Creative Control vs. Investor Oversight

The tension at the heart of MSCHF’s ownership structure is the gap between its identity as an art collective and its reality as a corporation with outside investors expecting returns. The founding team has retained creative control over the drop schedule and product direction, which is the core of the brand’s value. Investors who bought into MSCHF presumably understood they were backing a company whose entire business model depends on provoking reactions — killing that instinct would destroy the asset.

Still, a board of directors that likely includes investor representatives monitors the company’s financial health and risk exposure. Directors owe fiduciary duties to shareholders, meaning they’re legally required to act in the company’s best interest rather than their own. In practice, this creates a negotiated balance: the founders pitch increasingly ambitious and legally provocative projects, and the board weighs the commercial upside against the litigation risk.

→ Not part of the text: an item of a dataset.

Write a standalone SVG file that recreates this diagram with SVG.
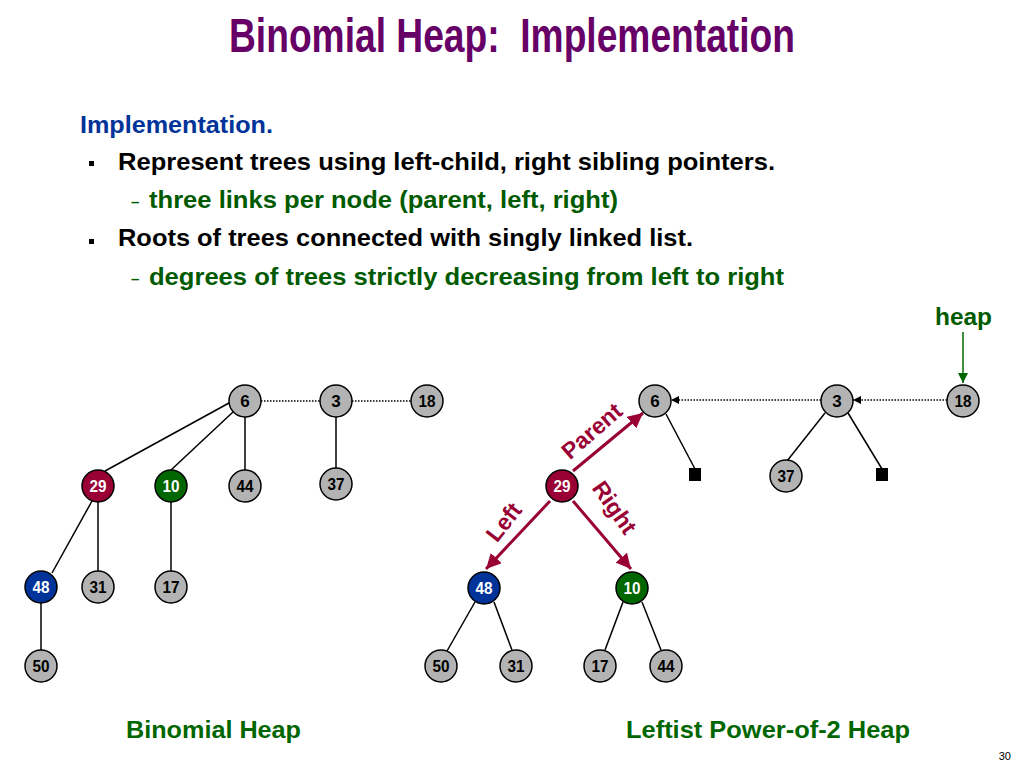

The result is a company that looks chaotic from the outside but runs on a structured production cycle internally. Each drop moves through concept development, manufacturing, legal review, and digital distribution before it reaches the public. The corporate shell exists precisely to make this possible — it holds the IP, absorbs the lawsuits, manages investor relationships, and gives the creative team a stable platform to keep doing what they do.